INSTRUCTION
Reproduce exactly the lines from the one containing "Emit a Python" through the one containing "plt.rcParams['font.family'] = ['Lato', 'DejaVu", both included, and nothing else.

DATA TO USE
● ● ● ● ● ● ●

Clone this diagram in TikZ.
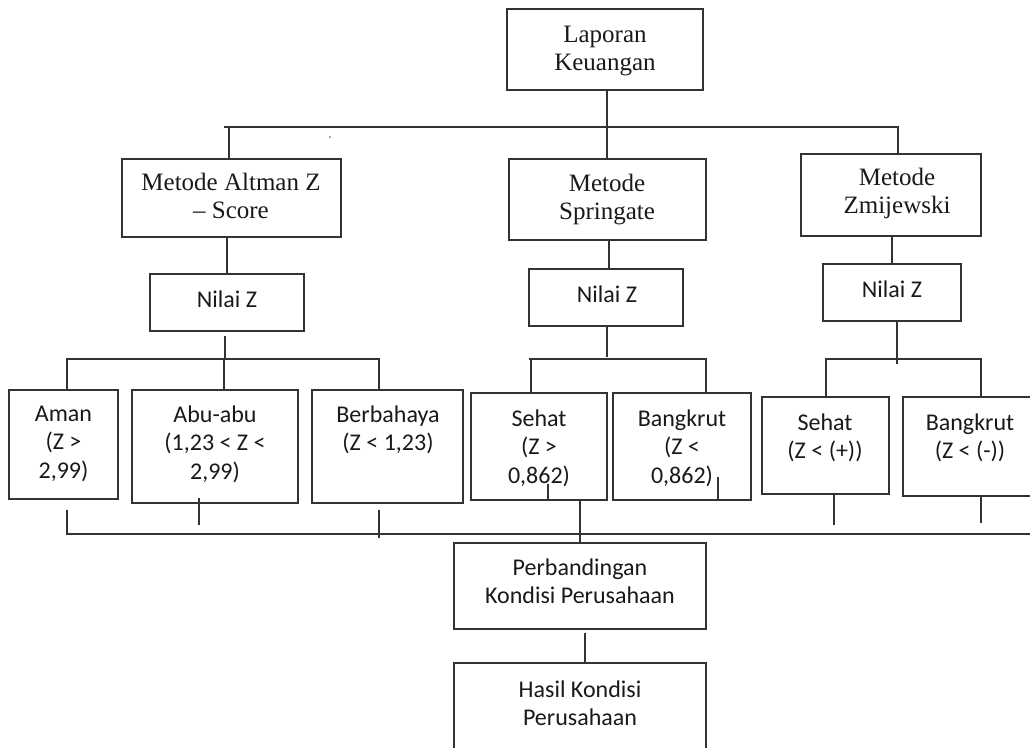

● ● ● ● ● ● ●

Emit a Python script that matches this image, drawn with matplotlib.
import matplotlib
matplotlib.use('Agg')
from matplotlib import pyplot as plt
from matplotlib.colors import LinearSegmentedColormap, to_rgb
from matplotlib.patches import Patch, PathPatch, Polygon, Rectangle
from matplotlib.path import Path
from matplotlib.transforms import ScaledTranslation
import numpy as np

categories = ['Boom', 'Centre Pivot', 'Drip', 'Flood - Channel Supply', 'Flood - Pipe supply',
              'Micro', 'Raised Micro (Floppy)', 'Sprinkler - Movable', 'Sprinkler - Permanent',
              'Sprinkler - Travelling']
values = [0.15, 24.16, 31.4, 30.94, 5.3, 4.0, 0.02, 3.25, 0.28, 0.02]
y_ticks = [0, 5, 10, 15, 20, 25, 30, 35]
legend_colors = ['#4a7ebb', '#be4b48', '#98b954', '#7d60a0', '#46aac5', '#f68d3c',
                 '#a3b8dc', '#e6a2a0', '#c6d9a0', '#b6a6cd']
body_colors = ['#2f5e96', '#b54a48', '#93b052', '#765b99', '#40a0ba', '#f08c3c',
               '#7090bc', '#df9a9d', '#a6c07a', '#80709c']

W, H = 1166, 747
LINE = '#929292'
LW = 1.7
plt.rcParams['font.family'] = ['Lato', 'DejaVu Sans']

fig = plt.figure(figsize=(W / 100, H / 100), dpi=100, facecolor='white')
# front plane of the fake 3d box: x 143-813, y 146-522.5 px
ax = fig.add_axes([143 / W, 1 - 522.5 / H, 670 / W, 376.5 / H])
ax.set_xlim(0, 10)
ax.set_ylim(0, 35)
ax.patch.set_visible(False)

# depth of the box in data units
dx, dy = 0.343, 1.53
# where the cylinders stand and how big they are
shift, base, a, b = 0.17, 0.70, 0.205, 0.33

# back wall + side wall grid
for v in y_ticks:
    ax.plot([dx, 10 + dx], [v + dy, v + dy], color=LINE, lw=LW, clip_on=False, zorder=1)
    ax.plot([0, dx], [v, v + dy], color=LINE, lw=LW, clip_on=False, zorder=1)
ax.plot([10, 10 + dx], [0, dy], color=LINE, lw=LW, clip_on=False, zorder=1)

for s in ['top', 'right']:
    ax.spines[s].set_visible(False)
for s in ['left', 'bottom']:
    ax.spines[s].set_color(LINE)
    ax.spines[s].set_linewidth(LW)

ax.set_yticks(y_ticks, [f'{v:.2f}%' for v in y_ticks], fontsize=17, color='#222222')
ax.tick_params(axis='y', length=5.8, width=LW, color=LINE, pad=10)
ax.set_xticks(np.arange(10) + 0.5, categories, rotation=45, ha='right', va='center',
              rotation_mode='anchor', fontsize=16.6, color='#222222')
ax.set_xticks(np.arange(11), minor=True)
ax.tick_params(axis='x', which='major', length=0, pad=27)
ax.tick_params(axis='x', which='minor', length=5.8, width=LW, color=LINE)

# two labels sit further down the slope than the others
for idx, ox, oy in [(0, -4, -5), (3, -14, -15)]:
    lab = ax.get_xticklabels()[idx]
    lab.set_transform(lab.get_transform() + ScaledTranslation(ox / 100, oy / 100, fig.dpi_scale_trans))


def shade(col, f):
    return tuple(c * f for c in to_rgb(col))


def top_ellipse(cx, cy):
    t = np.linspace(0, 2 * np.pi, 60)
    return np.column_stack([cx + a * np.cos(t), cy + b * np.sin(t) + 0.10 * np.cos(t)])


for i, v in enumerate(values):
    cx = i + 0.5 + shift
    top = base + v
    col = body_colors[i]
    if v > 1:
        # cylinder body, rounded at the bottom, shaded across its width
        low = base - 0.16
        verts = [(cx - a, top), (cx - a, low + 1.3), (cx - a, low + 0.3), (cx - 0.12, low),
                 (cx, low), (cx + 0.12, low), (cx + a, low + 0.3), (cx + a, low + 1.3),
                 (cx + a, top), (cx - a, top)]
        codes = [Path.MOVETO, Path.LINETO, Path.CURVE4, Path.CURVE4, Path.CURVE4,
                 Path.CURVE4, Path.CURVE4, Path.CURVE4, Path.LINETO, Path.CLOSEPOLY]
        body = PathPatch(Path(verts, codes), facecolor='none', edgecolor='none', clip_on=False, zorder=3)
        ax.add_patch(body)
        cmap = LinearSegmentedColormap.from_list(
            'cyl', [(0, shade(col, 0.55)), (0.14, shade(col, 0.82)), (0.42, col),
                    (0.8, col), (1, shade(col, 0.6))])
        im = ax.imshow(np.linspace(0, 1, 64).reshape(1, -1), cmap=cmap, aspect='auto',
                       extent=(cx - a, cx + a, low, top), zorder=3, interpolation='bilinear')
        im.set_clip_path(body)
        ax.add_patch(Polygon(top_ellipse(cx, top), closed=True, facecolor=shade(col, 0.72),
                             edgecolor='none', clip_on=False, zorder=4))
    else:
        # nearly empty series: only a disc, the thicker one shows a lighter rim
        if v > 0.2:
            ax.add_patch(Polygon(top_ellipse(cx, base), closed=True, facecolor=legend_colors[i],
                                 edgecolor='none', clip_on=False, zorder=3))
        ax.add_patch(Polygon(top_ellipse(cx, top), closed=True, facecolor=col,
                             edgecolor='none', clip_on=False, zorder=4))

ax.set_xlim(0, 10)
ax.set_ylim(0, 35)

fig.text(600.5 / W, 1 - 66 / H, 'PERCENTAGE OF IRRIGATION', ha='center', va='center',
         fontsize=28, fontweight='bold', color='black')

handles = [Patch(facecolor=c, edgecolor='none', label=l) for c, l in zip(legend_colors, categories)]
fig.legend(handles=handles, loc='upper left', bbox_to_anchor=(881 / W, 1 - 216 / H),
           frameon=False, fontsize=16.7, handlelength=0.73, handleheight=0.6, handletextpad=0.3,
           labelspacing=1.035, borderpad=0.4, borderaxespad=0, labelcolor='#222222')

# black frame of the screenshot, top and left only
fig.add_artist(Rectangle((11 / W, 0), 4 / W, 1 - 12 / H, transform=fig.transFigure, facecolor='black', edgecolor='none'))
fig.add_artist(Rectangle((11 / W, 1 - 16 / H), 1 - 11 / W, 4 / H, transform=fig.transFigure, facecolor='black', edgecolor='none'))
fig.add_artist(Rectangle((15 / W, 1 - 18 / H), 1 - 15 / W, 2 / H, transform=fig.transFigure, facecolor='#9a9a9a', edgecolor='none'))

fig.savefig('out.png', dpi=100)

● ● ● ● ● ● ●

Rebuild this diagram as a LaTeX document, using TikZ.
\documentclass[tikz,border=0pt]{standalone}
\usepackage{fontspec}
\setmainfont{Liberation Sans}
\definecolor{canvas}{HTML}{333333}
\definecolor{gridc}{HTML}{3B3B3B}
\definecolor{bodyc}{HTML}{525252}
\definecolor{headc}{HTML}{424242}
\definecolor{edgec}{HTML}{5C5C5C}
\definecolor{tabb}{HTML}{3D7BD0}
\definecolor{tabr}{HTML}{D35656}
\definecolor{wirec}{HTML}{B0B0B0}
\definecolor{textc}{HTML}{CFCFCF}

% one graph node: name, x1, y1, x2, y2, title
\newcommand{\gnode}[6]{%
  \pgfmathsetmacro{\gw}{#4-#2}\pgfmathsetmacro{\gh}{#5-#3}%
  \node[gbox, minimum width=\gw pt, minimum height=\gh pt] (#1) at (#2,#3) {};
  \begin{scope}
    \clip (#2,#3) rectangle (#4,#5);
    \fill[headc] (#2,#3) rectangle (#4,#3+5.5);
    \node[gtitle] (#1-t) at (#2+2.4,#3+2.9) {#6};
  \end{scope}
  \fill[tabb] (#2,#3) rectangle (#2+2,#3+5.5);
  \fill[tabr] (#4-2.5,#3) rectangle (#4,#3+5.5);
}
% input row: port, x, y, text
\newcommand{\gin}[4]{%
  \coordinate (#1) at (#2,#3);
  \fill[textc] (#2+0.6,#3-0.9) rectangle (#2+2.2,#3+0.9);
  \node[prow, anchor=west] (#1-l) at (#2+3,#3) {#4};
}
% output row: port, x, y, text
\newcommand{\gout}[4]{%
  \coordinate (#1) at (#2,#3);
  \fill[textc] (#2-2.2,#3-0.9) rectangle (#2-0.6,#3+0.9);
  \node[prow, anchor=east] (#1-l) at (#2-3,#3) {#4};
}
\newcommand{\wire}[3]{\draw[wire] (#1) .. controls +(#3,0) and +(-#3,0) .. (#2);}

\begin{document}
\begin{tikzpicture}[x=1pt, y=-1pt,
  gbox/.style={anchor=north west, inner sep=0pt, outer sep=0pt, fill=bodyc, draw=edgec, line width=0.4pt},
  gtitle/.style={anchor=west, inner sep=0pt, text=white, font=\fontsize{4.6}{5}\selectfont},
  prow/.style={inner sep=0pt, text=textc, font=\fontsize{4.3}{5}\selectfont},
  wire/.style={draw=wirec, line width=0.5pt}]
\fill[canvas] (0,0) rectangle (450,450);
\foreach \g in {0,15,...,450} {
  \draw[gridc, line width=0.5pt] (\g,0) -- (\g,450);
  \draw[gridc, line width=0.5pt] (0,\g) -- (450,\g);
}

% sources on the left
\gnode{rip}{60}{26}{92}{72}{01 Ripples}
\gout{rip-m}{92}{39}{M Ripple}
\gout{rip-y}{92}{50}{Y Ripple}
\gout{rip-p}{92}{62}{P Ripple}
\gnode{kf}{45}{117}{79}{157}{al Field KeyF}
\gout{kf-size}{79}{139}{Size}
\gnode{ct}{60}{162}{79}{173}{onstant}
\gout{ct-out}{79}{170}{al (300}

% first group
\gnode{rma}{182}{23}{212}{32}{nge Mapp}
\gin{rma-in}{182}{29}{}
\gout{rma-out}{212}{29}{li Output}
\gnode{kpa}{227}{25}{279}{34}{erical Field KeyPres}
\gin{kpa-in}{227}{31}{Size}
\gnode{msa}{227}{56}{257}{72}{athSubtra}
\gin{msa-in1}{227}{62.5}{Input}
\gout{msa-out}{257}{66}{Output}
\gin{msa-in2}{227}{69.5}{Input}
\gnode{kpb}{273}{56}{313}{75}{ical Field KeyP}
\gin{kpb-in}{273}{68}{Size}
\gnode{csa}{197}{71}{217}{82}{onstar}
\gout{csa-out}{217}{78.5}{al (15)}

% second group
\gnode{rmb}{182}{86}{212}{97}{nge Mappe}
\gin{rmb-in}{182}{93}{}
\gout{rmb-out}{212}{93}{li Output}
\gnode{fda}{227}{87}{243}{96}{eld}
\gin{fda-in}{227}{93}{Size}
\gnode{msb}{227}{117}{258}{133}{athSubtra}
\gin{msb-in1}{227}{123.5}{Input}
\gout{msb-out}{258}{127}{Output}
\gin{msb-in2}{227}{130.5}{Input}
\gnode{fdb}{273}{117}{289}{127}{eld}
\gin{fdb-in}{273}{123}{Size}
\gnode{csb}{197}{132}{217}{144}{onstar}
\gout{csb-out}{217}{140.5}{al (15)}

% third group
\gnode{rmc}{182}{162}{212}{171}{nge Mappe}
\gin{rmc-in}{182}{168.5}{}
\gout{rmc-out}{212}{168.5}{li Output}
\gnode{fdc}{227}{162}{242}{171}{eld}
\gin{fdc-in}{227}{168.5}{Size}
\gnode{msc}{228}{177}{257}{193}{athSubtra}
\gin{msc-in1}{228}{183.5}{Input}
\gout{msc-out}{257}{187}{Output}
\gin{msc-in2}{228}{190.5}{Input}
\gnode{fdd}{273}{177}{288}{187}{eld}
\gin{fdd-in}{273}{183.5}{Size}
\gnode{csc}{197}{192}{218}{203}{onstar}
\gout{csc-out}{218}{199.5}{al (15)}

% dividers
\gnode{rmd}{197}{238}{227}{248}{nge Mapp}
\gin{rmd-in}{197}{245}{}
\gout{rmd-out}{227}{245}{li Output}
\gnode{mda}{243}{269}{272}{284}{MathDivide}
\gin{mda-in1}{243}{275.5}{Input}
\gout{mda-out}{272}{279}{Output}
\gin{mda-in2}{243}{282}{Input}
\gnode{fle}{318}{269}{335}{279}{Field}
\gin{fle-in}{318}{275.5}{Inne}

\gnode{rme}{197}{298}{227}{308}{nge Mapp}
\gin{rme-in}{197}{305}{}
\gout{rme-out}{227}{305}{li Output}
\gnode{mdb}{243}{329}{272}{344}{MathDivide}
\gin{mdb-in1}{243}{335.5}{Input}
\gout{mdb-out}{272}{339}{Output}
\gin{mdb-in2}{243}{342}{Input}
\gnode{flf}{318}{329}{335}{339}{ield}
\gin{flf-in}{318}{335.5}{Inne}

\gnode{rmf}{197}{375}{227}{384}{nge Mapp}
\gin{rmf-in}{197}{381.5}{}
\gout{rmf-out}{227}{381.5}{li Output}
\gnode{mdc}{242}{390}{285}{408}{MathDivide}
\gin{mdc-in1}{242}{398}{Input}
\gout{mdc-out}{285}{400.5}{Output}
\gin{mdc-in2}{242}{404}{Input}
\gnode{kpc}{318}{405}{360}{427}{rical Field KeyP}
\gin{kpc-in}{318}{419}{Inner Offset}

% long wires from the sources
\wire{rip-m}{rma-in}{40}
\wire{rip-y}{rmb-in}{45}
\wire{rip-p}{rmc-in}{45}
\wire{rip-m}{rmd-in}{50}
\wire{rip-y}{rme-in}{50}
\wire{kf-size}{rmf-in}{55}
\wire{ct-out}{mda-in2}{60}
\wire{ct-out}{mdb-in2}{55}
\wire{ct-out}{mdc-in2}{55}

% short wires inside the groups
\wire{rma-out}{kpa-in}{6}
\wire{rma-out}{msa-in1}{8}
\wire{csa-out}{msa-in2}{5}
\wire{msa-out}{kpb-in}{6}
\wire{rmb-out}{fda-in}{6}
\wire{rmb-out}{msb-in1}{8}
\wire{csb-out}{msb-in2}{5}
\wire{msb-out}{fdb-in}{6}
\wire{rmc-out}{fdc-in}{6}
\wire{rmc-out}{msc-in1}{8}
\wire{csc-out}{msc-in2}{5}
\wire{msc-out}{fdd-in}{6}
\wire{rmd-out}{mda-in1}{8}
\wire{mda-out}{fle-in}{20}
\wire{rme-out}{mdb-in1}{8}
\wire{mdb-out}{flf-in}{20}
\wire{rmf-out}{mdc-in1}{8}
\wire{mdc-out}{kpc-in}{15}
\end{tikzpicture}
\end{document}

● ● ● ● ● ● ●

EXERCISE ANSWER
Emit a Python script that matches this image, drawn with matplotlib.
import matplotlib
matplotlib.use('Agg')
from matplotlib import pyplot as plt
from matplotlib.colors import LinearSegmentedColormap, to_rgb
from matplotlib.patches import Patch, PathPatch, Polygon, Rectangle
from matplotlib.path import Path
from matplotlib.transforms import ScaledTranslation
import numpy as np

categories = ['Boom', 'Centre Pivot', 'Drip', 'Flood - Channel Supply', 'Flood - Pipe supply',
              'Micro', 'Raised Micro (Floppy)', 'Sprinkler - Movable', 'Sprinkler - Permanent',
              'Sprinkler - Travelling']
values = [0.15, 24.16, 31.4, 30.94, 5.3, 4.0, 0.02, 3.25, 0.28, 0.02]
y_ticks = [0, 5, 10, 15, 20, 25, 30, 35]
legend_colors = ['#4a7ebb', '#be4b48', '#98b954', '#7d60a0', '#46aac5', '#f68d3c',
                 '#a3b8dc', '#e6a2a0', '#c6d9a0', '#b6a6cd']
body_colors = ['#2f5e96', '#b54a48', '#93b052', '#765b99', '#40a0ba', '#f08c3c',
               '#7090bc', '#df9a9d', '#a6c07a', '#80709c']

W, H = 1166, 747
LINE = '#929292'
LW = 1.7
plt.rcParams['font.family'] = ['Lato', 'DejaVu Sans']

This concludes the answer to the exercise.